My mom and dad had brought my mom’s mom, who was turned away at the door and told she was not allowed to be there and had to go home.
So my mom and dad left to take my grandma home, and missed the wedding.
When they returned, my brother went off on them for missing his wedding, and my sister in law’s mom said to me, ‘It’s okay, you don’t have to be a part of that family anymore, you can be a part of ours,’ in front of my mom.
We left. My mom, my dad, my sister, my grandma, my sister’s girlfriend who had to wait outside in the car, and I left.
It took over 2 years before my brother would speak to us, and even then it was only certain people, because he was going to have a baby. They wanted to ‘fix things’ before bringing a child into this world.
My niece recently celebrated her first birthday, and she is one of the biggest balls of joy my family knows. With that said, my brother and his wife are getting a divorce, and my brother still doesn’t treat our mom like a person, even though he lives with her for free.
I personally still have issues with the fact they got married two days after Christmas, knowing that our family wasn’t even welcome there.
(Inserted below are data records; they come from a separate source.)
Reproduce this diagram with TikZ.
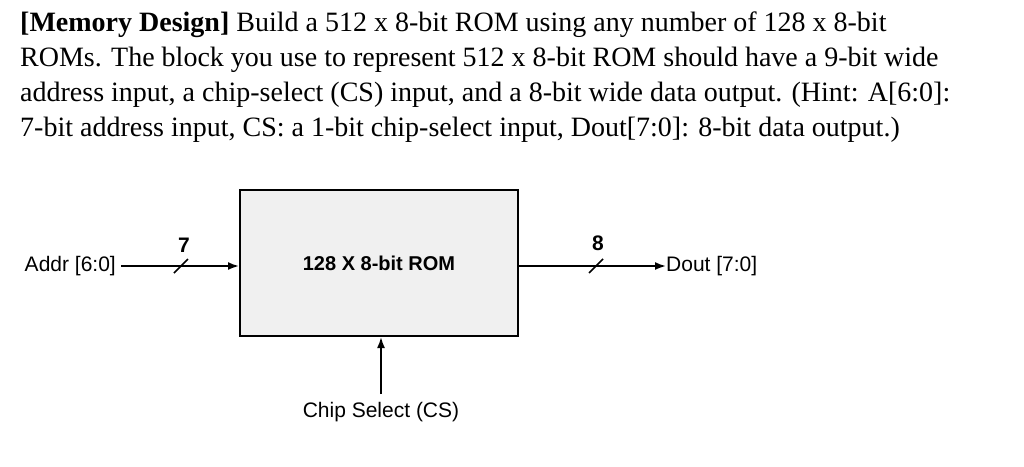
\documentclass[tikz,border=0pt]{standalone}
\usepackage{fontspec}
\setmainfont{Liberation Serif}
\newfontfamily\diagfont{Liberation Sans}
\usetikzlibrary{positioning,arrows.meta}

\begin{document}
\begin{tikzpicture}[
        x=1pt, y=-1pt,
        >={Latex[length=11pt,width=8pt]},
        txt/.style={anchor=base west, inner sep=0pt, font=\fontsize{28}{34}\selectfont},
        lbl/.style={inner sep=0pt, font=\diagfont\fontsize{21}{24}\selectfont},
        rom/.style={draw, line width=2pt, fill=gray!12, minimum width=278pt, minimum height=146pt, inner sep=0pt},
        bus/.style={->, line width=1.8pt},
        slash/.style={line width=1.5pt}
    ]
        \useasboundingbox (0,0) rectangle (1024,466);

        % text
        \node[txt] (l1) at (20,31) {\textbf{[Memory Design]} Build a 512 x 8-bit ROM using any number of 128 x 8-bit};
        \node[txt] (l2) at (20,66) {ROMs. The block you use to represent 512 x 8-bit ROM should have a 9-bit wide};
        \node[txt] (l3) at (20,101) {address input, a chip-select (CS) input, and a 8-bit wide data output. (Hint: A[6:0]:};
        \node[txt] (l4) at (20,136) {7-bit address input, CS: a 1-bit chip-select input, Dout[7:0]: 8-bit data output.)};

        % diagram
        \node[rom] (rom) at (379,263) {\diagfont\fontsize{20}{24}\selectfont\textbf{128 X 8-bit ROM}};
        \node[lbl, anchor=east] (addr) at (116,266) {Addr [6:0]};
        \node[lbl, anchor=west] (dout) at (666,266) {Dout [7:0]};
        \node[lbl] (cs) at (381,412) {Chip Select (CS)};

        \draw[bus] (addr.east) ++(5,0) coordinate (a0) -- (a0 -| rom.west);
        \draw[bus] (rom.east |- dout) -- (dout.west);
        \draw[bus] (cs.north) ++(0,-8) coordinate (c0) -- (c0 |- rom.south);

        % bus widths
        \draw[slash] (174,273) -- (188,259);
        \node[lbl] (w7) at (184,245) {\textbf{7}};
        \draw[slash] (589,273) -- (603,259);
        \node[lbl] (w8) at (598,243) {\textbf{8}};
    \end{tikzpicture}
\end{document}
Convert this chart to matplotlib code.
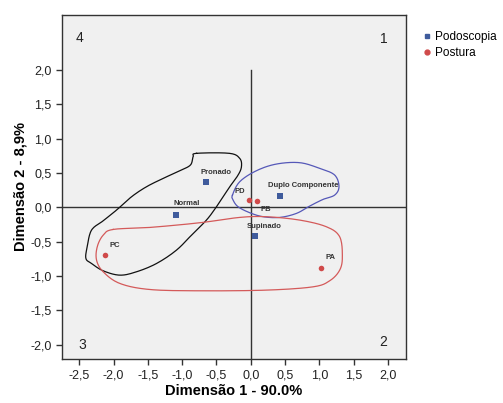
import numpy as np
import matplotlib
matplotlib.use('Agg')
import matplotlib.pyplot as plt
from matplotlib.lines import Line2D

plt.rcParams['font.family'] = ['Liberation Sans', 'DejaVu Sans']

# category points
podo_names = ['Pronado', 'Normal', 'Duplo Componente', 'Supinado']
podo_x = [-0.65, -1.09, 0.42, 0.06]
podo_y = [0.37, -0.11, 0.16, -0.42]

post_names = ['PD', 'PB', 'PC', 'PA']
post_x = [-0.02, 0.09, -2.12, 1.02]
post_y = [0.11, 0.09, -0.69, -0.88]

# hand-drawn group outlines (data coordinates)
black_x = [-0.79, -0.31, -0.16, -0.136, -0.185, -0.306, -0.50, -0.646, -0.84, -1.082,
           -1.373, -1.665, -1.907, -2.15, -2.32, -2.402, -2.383, -2.32, -2.15, -1.956,
           -1.737, -1.519, -1.277, -1.034, -0.879, -0.84]
black_y = [0.785, 0.785, 0.71, 0.59, 0.469, 0.299, 0.007, -0.187, -0.381, -0.624,
           -0.819, -0.94, -0.989, -0.926, -0.819, -0.746, -0.576, -0.333, -0.197, -0.041,
           0.153, 0.299, 0.42, 0.532, 0.615, 0.736]

blue_x = [-0.267, -0.161, 0.082, 0.373, 0.713, 1.004, 1.222, 1.285, 1.222, 1.052,
          0.858, 0.664, 0.422, 0.179, -0.015, -0.185, -0.258]
blue_y = [0.177, 0.372, 0.532, 0.629, 0.649, 0.566, 0.469, 0.299, 0.177, 0.114,
          0.017, -0.090, -0.148, -0.138, -0.080, 0.007, 0.105]

red_x = [-2.004, -1.471, -0.743, -0.161, 0.228, 0.713, 1.101, 1.295, 1.334, 1.295,
         1.149, 0.907, 0.228, -0.743, -1.471, -1.907, -2.15, -2.247, -2.237, -2.15]
red_y = [-0.323, -0.294, -0.226, -0.148, -0.138, -0.187, -0.284, -0.43, -0.721, -0.916,
         -1.071, -1.159, -1.207, -1.217, -1.198, -1.11, -0.94, -0.77, -0.576, -0.406]

ticks = [-2.5, -2.0, -1.5, -1.0, -0.5, 0.0, 0.5, 1.0, 1.5, 2.0]
yticks = [-2.0, -1.5, -1.0, -0.5, 0.0, 0.5, 1.0, 1.5, 2.0]

BLUE = '#3f5b9c'
RED = '#d04a4a'


def closed_spline(xs, ys, n=12):
    # catmull-rom through the outline points, closed
    p = np.column_stack([xs, ys])
    m = len(p)
    out = []
    for i in range(m):
        p0, p1, p2, p3 = p[i - 1], p[i], p[(i + 1) % m], p[(i + 2) % m]
        for t in np.linspace(0, 1, n, endpoint=False):
            t2, t3 = t * t, t * t * t
            out.append(0.5 * (2 * p1 + (-p0 + p2) * t + (2 * p0 - 5 * p1 + 4 * p2 - p3) * t2
                              + (-p0 + 3 * p1 - 3 * p2 + p3) * t3))
    out.append(out[0])
    out = np.array(out)
    return out[:, 0], out[:, 1]


def fmt(v):
    return f'{v:.1f}'.replace('.', ',')


fig = plt.figure(figsize=(5.03, 4.03), dpi=100)
ax = fig.add_axes([0.1233, 0.1092, 0.6837, 0.8536])
ax.set_facecolor('#f0f0f0')
ax.set_xlim(-2.75, 2.26)
ax.set_ylim(-2.21, 2.80)

ax.axhline(0, color='#333333', lw=1.0, zorder=1)
ax.plot([0, 0], [-2.21, 2.0], color='#333333', lw=1.0, zorder=1)

for xs, ys, c in [(black_x, black_y, '#111111'), (blue_x, blue_y, '#5558b8'), (red_x, red_y, '#d45a5a')]:
    sx, sy = closed_spline(xs, ys)
    ax.plot(sx, sy, color=c, lw=0.9, zorder=2)

ax.scatter(podo_x, podo_y, marker='s', s=14, color=BLUE, zorder=3, linewidths=0)
ax.scatter(post_x, post_y, marker='o', s=16, color=RED, zorder=3, linewidths=0)

offsets = {'Pronado': (0.15, 0.13), 'Normal': (0.15, 0.16), 'Duplo Componente': (0.35, 0.15),
           'Supinado': (0.14, 0.14), 'PD': (-0.14, 0.12), 'PB': (0.13, -0.12),
           'PC': (0.14, 0.14), 'PA': (0.14, 0.15)}
for names, xs, ys in [(podo_names, podo_x, podo_y), (post_names, post_x, post_y)]:
    for nm, x, y in zip(names, xs, ys):
        dx, dy = offsets[nm]
        ax.text(x + dx, y + dy, nm, fontsize=5.5, fontweight='bold', color='#333333',
                ha='center', va='center', zorder=4)

for q, x, y in [('4', -2.49, 2.47), ('1', 1.94, 2.45), ('3', -2.46, -2.0), ('2', 1.93, -1.96)]:
    ax.text(x, y, q, fontsize=10, color='#222222', ha='center', va='center')

ax.set_xticks(ticks)
ax.set_xticklabels([fmt(t) for t in ticks])
ax.set_yticks(yticks)
ax.set_yticklabels([fmt(t) for t in yticks])
ax.tick_params(direction='out', length=4, width=1, colors='#333333', labelsize=9,
               labelcolor='#222222')
for s in ax.spines.values():
    s.set_color('#333333')
    s.set_linewidth(1.0)

ax.set_xlabel('Dimensão 1 - 90.0%', fontsize=10.5, fontweight='bold', labelpad=2)
ax.set_ylabel('Dimensão 2 - 8,9%', fontsize=10.5, fontweight='bold', labelpad=2)

handles = [Line2D([], [], marker='s', ls='', color=BLUE, markersize=3.5),
           Line2D([], [], marker='o', ls='', color=RED, markersize=3.5)]
fig.legend(handles, ['Podoscopia', 'Postura'], loc='upper left', bbox_to_anchor=(0.828, 0.935),
           frameon=False, fontsize=8.5, handletextpad=0.15, handlelength=1.0,
           labelspacing=0.35, borderaxespad=0)

fig.savefig('out.png', dpi=100)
That Christmas was a mess, and I am wary of any holiday gatherings with my family since then, as it is the only time we all see each other now.”
He Woke Up Thinking All Was Right In The World
“My grandmother passed away about two in the morning on Christmas morning. She had been In the hospital for about three months, broken hip, in and out of surgery. It was her time. My mother was there when she passed, and she went as peaceful as we could have hoped. My mom gets home about three, I hear her come in and I give her a big hug. She’s bawling, the rest of my family was asleep, and they had no idea.
We both went to bed, and I woke up early the next morning. My little brother (9 or 10) was downstairs, giddy as he can freaking be because it’s Christmas morning, and he has no idea what has happened. When my mother eventually gets up, he’s even more excited because that means it’s present opening time. My mother has to sit my little brother down and tell him about last night.
To see his face go from absolutely thrilled to just the utter devastation and sadness of our grandmother’s death was the saddest thing I have ever witnessed. It still makes me tear up.”